Begin

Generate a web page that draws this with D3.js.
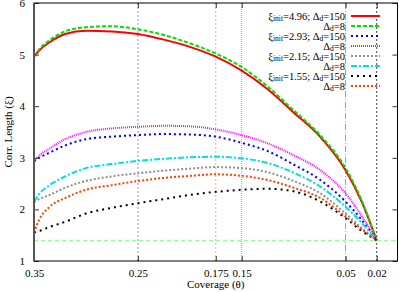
<!DOCTYPE html>
<html>
<head>
<meta charset="utf-8">
<script src="https://cdn.jsdelivr.net/npm/d3@7"></script>
<style>
  body { margin: 0; background: #fff; }
  svg, svg text { font-family: "Liberation Serif", "Times New Roman", "DejaVu Serif", serif !important; }
</style>
</head>
<body>
<div id="chart"></div>
<script>
// coverage values where the curves were read
const coverage = [0.35, 0.345, 0.335, 0.32, 0.30, 0.275, 0.25, 0.225, 0.20, 0.175, 0.15, 0.125, 0.10, 0.075, 0.05, 0.035, 0.02];

const xi496d150 = [4.96, 5.08, 5.24, 5.40, 5.46, 5.45, 5.40, 5.29, 5.15, 4.96, 4.69, 4.33, 3.88, 3.42, 2.76, 2.17, 1.40];
const xi496d8   = [4.96, 5.10, 5.28, 5.45, 5.53, 5.55, 5.49, 5.38, 5.22, 5.02, 4.76, 4.38, 3.92, 3.45, 2.80, 2.20, 1.40];
const xi293d150 = [2.93, 3.00, 3.10, 3.24, 3.36, 3.41, 3.44, 3.46, 3.45, 3.41, 3.29, 3.13, 2.87, 2.58, 2.15, 1.81, 1.40];
const xi293d8   = [2.93, 3.04, 3.18, 3.36, 3.50, 3.57, 3.60, 3.62, 3.61, 3.55, 3.44, 3.28, 3.05, 2.77, 2.31, 1.89, 1.40];
const xi215d150 = [2.15, 2.20, 2.28, 2.42, 2.55, 2.64, 2.70, 2.75, 2.79, 2.82, 2.80, 2.72, 2.55, 2.32, 1.92, 1.65, 1.40];
const xi215d8   = [2.15, 2.30, 2.47, 2.64, 2.80, 2.88, 2.94, 2.98, 3.01, 3.02, 2.99, 2.90, 2.71, 2.45, 2.05, 1.75, 1.40];
const xi155d150 = [1.55, 1.58, 1.66, 1.76, 1.92, 2.03, 2.12, 2.20, 2.28, 2.34, 2.38, 2.40, 2.35, 2.16, 1.83, 1.59, 1.40];
const xi155d8   = [1.55, 1.80, 2.05, 2.22, 2.38, 2.47, 2.55, 2.61, 2.65, 2.68, 2.65, 2.57, 2.42, 2.23, 1.86, 1.62, 1.40];

const xTicks = [0.35, 0.25, 0.175, 0.15, 0.05, 0.02];
const yTicks = [1, 2, 3, 4, 5, 6];
const refLevel = 1.4;

const series = [
  { xi: "4.96", d: "150", values: xi496d150, color: "#ff0000", width: 2,   dash: null },
  { xi: null,   d: "8",   values: xi496d8,   color: "#00e000", width: 2,   dash: "4,2" },
  { xi: "2.93", d: "150", values: xi293d150, color: "#0000ff", width: 2,   dash: "2,3" },
  { xi: null,   d: "8",   values: xi293d8,   color: "#ff00ff", width: 2,   dash: "1,1" },
  { xi: "2.15", d: "150", values: xi215d150, color: "#909090", width: 2,   dash: "2,2" },
  { xi: null,   d: "8",   values: xi215d8,   color: "#00e0e0", width: 2,   dash: "6,2,2,2" },
  { xi: "1.55", d: "150", values: xi155d150, color: "#000000", width: 2,   dash: "2,4" },
  { xi: null,   d: "8",   values: xi155d8,   color: "#ff4000", width: 2,   dash: "2,2" }
];

// vertical guide lines at the labelled coverages
const guides = [
  { at: 0.25,  color: "#a0a0ff", dash: "2,2", width: 1.2 },
  { at: 0.175, color: "#ffa880", dash: "2,2", width: 1 },
  { at: 0.15,  color: "#ff60ff", dash: "1,1", width: 1 },
  { at: 0.05,  color: "#00e0e0", dash: "6,2,1,2", width: 1 },
  { at: 0.02,  color: "#404040", dash: "2,2", width: 1 }
];

const width = 399, height = 292;
const margin = { top: 3, right: 1.5, bottom: 31, left: 34 };

const svg = d3.select("#chart").append("svg")
  .attr("width", width)
  .attr("height", height)
  .style("font-family", "'Liberation Serif', 'Times New Roman', serif");

const x = d3.scaleLinear()
  .domain([0.35, 0])
  .range([margin.left, width - margin.right]);

const y = d3.scaleLinear()
  .domain([1, 6])
  .range([height - margin.bottom, margin.top]);

// guides
svg.append("g").selectAll("line")
  .data(guides)
  .join("line")
  .attr("x1", d => x(d.at)).attr("x2", d => x(d.at))
  .attr("y1", y(6)).attr("y2", y(1))
  .attr("stroke", d => d.color)
  .attr("stroke-width", d => d.width)
  .attr("stroke-dasharray", d => d.dash);

svg.append("line")
  .attr("x1", x(0.35)).attr("x2", x(0))
  .attr("y1", y(refLevel)).attr("y2", y(refLevel))
  .attr("stroke", "#80ff80")
  .attr("stroke-dasharray", "4,3");

// curves
const line = d3.line()
  .x((d, i) => x(coverage[i]))
  .y(d => y(d))
  .curve(d3.curveMonotoneX);

svg.append("g").selectAll("path")
  .data(series)
  .join("path")
  .attr("d", d => line(d.values))
  .attr("fill", "none")
  .attr("stroke", d => d.color)
  .attr("stroke-width", d => d.width)
  .attr("stroke-dasharray", d => d.dash);

// axes (ticks pointing inward, mirrored)
const xAxis = g => g.attr("transform", `translate(0,${y(1)})`)
  .call(d3.axisBottom(x).tickValues(xTicks).tickSizeInner(-5).tickSizeOuter(0).tickPadding(8).tickFormat(d3.format("")))
  .call(g => g.select(".domain").remove());
const xAxisTop = g => g.attr("transform", `translate(0,${y(6)})`)
  .call(d3.axisTop(x).tickValues(xTicks).tickSizeInner(-5).tickSizeOuter(0).tickFormat(""))
  .call(g => g.select(".domain").remove());
const yAxis = g => g.attr("transform", `translate(${x(0.35)},0)`)
  .call(d3.axisLeft(y).tickValues(yTicks).tickSizeInner(-5).tickSizeOuter(0).tickPadding(9).tickFormat(d3.format("d")))
  .call(g => g.select(".domain").remove());
const yAxisRight = g => g.attr("transform", `translate(${x(0)},0)`)
  .call(d3.axisRight(y).tickValues(yTicks).tickSizeInner(-5).tickSizeOuter(0).tickFormat(""))
  .call(g => g.select(".domain").remove());

[xAxis, xAxisTop, yAxis, yAxisRight].forEach(a => {
  svg.append("g").call(a)
    .attr("font-size", "11px")
    .attr("font-family", null)
    .call(g => g.selectAll("text").attr("fill", "#000"))
    .call(g => g.selectAll("line").attr("stroke", "#333"));
});

// frame
svg.append("rect")
  .attr("x", x(0.35)).attr("y", y(6))
  .attr("width", x(0) - x(0.35)).attr("height", y(1) - y(6))
  .attr("fill", "none").attr("stroke", "#000").attr("stroke-width", 1);
svg.append("line")
  .attr("x1", x(0.35)).attr("x2", x(0.35))
  .attr("y1", y(6)).attr("y2", y(1))
  .attr("stroke", "#555").attr("stroke-width", 2);

// axis labels
svg.append("text")
  .attr("x", (x(0.35) + x(0)) / 2).attr("y", 288)
  .attr("text-anchor", "middle")
  .attr("font-size", "11px")
  .text("Coverage (θ)");

svg.append("text")
  .attr("transform", `translate(12,${(y(1) + y(6)) / 2}) rotate(-90)`)
  .attr("text-anchor", "middle")
  .attr("font-size", "11px")
  .text("Corr. Length (ξ)");

// legend
const legend = svg.append("g");
const rowH = 10, legTop = 16, textRight = 345, lineX0 = 351, lineX1 = 380;

series.forEach((s, i) => {
  const yy = legTop + i * rowH;
  const t = legend.append("text")
    .attr("x", textRight).attr("y", yy + 3.5)
    .attr("text-anchor", "end")
    .attr("font-size", "10.5px");
  if (s.xi) {
    t.append("tspan").text("ξ");
    t.append("tspan").attr("font-size", "7.5px").attr("dy", 1.5).text("init");
    t.append("tspan").attr("dy", -1.5).text(`=${s.xi}; Δ`);
  } else {
    t.append("tspan").text("Δ");
  }
  t.append("tspan").attr("font-size", "7.5px").attr("dy", 1.5).text("d");
  t.append("tspan").attr("dy", -1.5).text(`=${s.d}`);

  legend.append("line")
    .attr("x1", lineX0).attr("x2", lineX1)
    .attr("y1", yy).attr("y2", yy)
    .attr("stroke", s.color)
    .attr("stroke-width", s.width)
    .attr("stroke-dasharray", s.dash);
});
</script>
</body>
</html>
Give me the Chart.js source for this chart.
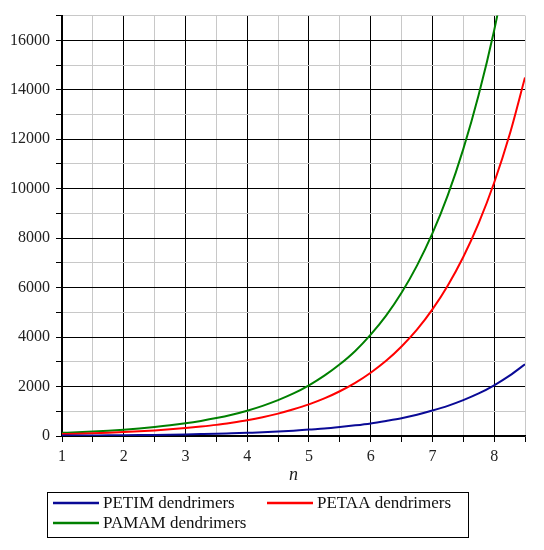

End

> [Work required] Take the material above from its first line through the line holding "const refLevel = 1.4;" and set it down exactly, without the pictures.

> [Result]
Generate a web page that draws this with D3.js.
<!DOCTYPE html>
<html>
<head>
<meta charset="utf-8">
<script src="https://cdn.jsdelivr.net/npm/d3@7"></script>
<style>
  body { margin: 0; background: #fff; }
  svg, svg text { font-family: "Liberation Serif", "Times New Roman", "DejaVu Serif", serif !important; }
</style>
</head>
<body>
<div id="chart"></div>
<script>
// coverage values where the curves were read
const coverage = [0.35, 0.345, 0.335, 0.32, 0.30, 0.275, 0.25, 0.225, 0.20, 0.175, 0.15, 0.125, 0.10, 0.075, 0.05, 0.035, 0.02];

const xi496d150 = [4.96, 5.08, 5.24, 5.40, 5.46, 5.45, 5.40, 5.29, 5.15, 4.96, 4.69, 4.33, 3.88, 3.42, 2.76, 2.17, 1.40];
const xi496d8   = [4.96, 5.10, 5.28, 5.45, 5.53, 5.55, 5.49, 5.38, 5.22, 5.02, 4.76, 4.38, 3.92, 3.45, 2.80, 2.20, 1.40];
const xi293d150 = [2.93, 3.00, 3.10, 3.24, 3.36, 3.41, 3.44, 3.46, 3.45, 3.41, 3.29, 3.13, 2.87, 2.58, 2.15, 1.81, 1.40];
const xi293d8   = [2.93, 3.04, 3.18, 3.36, 3.50, 3.57, 3.60, 3.62, 3.61, 3.55, 3.44, 3.28, 3.05, 2.77, 2.31, 1.89, 1.40];
const xi215d150 = [2.15, 2.20, 2.28, 2.42, 2.55, 2.64, 2.70, 2.75, 2.79, 2.82, 2.80, 2.72, 2.55, 2.32, 1.92, 1.65, 1.40];
const xi215d8   = [2.15, 2.30, 2.47, 2.64, 2.80, 2.88, 2.94, 2.98, 3.01, 3.02, 2.99, 2.90, 2.71, 2.45, 2.05, 1.75, 1.40];
const xi155d150 = [1.55, 1.58, 1.66, 1.76, 1.92, 2.03, 2.12, 2.20, 2.28, 2.34, 2.38, 2.40, 2.35, 2.16, 1.83, 1.59, 1.40];
const xi155d8   = [1.55, 1.80, 2.05, 2.22, 2.38, 2.47, 2.55, 2.61, 2.65, 2.68, 2.65, 2.57, 2.42, 2.23, 1.86, 1.62, 1.40];

const xTicks = [0.35, 0.25, 0.175, 0.15, 0.05, 0.02];
const yTicks = [1, 2, 3, 4, 5, 6];
const refLevel = 1.4;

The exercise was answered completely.